Le préparateur mental Anthony Mette connaît bien les deux côtés de la barrière, pour travailler à la fois auprès de footballeurs et de quelques joueurs actuels du XV de France. Selon lui, l’attention portée sur Antoine Dupont n’est pas mal vécue par les autres, au contraire. « On ne parle plus de Bastien Chalureau, des petits soucis à l’entraînement, des petites tensions. Ça leur permet d’être plus libérés, assure-t-il. C’est presque un soulagement, parce que la pression est tellement forte quand on joue une Coupe du monde, qui plus est à domicile, que tout ce qui peut vous en enlever un peu est plutôt positif. »
Le problème des « ego » soulevé par Roger Lemerre n’en serait donc pas un, dans ce cas. Et puis les rygbymen vivent avec le risque de graves blessures, pour eux ou leurs équipiers, toute leur carrière. Il n’empêche, une attention toute particulière doit être portée sur ceux qui auront la charge de remplacer Dupont sur le terrain, que ce soit pour un match ou le reste de la compétition. Maxime Lucu et Baptiste Couilloud seront scrutés, leurs prestations disséquées, voire comparées avec celles d’un des meilleurs joueurs du monde. Pas un cadeau, évidemment. Mais le piège n’est pas une fatalité.
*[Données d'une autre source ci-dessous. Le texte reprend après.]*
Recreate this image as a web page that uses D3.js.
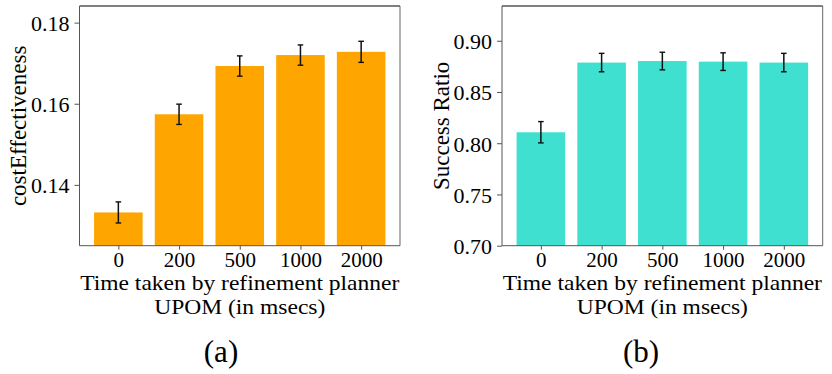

L’accompagnement des remplaçants
« C’est là le rôle du staff et des autres joueurs. De montrer qu’ils font totalement confiance aux gars qui vont être sur le terrain à sa place », dit Henri Emile. L’ancien technicien s’appuie pour illustrer son propos sur un souvenir beaucoup plus heureux, celui de la Coupe du monde 1998. Expulsé lors de la demi-finale, Laurent Blanc avait été « le premier à soutenir Franck Leboeuf et à l’aider à se préparer » pour affronter le Brésil en finale, « et tous les autres joueurs avec lui ». Avec succès, puisque le défenseur de Chelsea avait réalisé un très grand match face à Ronaldo, Rivaldo et leur bande.
C’est sûrement en ce sens que le retour du capitaine à Aix-en-Provence en cette fin de semaine est primordial. « Sa présence sera importante humainement et tactiquement, se projette Arthur Vincent. Il aura des choses à dire, il pourra apporter son expertise sur certaines phases de jeu. » Et rassurer ses remplaçants, leur dire que tout va bien se passer.
Ensuite, ce sera aux entraîneurs de jouer. « Ils devront être très clairs avec eux [Lucu et Couilloud] sur leurs attentes d’un point de vue technique et tactique, conseille Anthony Mette. Leur expliquer exactement ce qu’on attend d’eux, dans quels schémas, quelles situations précises sur le terrain, pour qu’ils puissent se projeter. » Le tout adapté à leurs qualités propres, car il ne faut pas leur demander de faire du Dupont à la place de Dupont.
De ce point de vue, les deux semaines qui paraissaient interminables entre le match de la Namibie et celui de l’Italie sont finalement un luxe bienvenu. Elles offrent le temps de se retourner sur la tactique à adopter, de peaufiner les associations et de mettre les joueurs concernés dans les meilleures dispositions. « C’est un défi intéressant pour un staff, estime Henri Emile avec du recul. Et dont il peut se servir. Parce que tout ce qui se passe dans ces moments-là, ça ne s’échappe pas, ça reste. » La grande théorie du sentiment d’injustice face au coup du sort qui soude encore plus les troupes ? C’est toujours mieux que celle de la blessure qui fait tout imploser.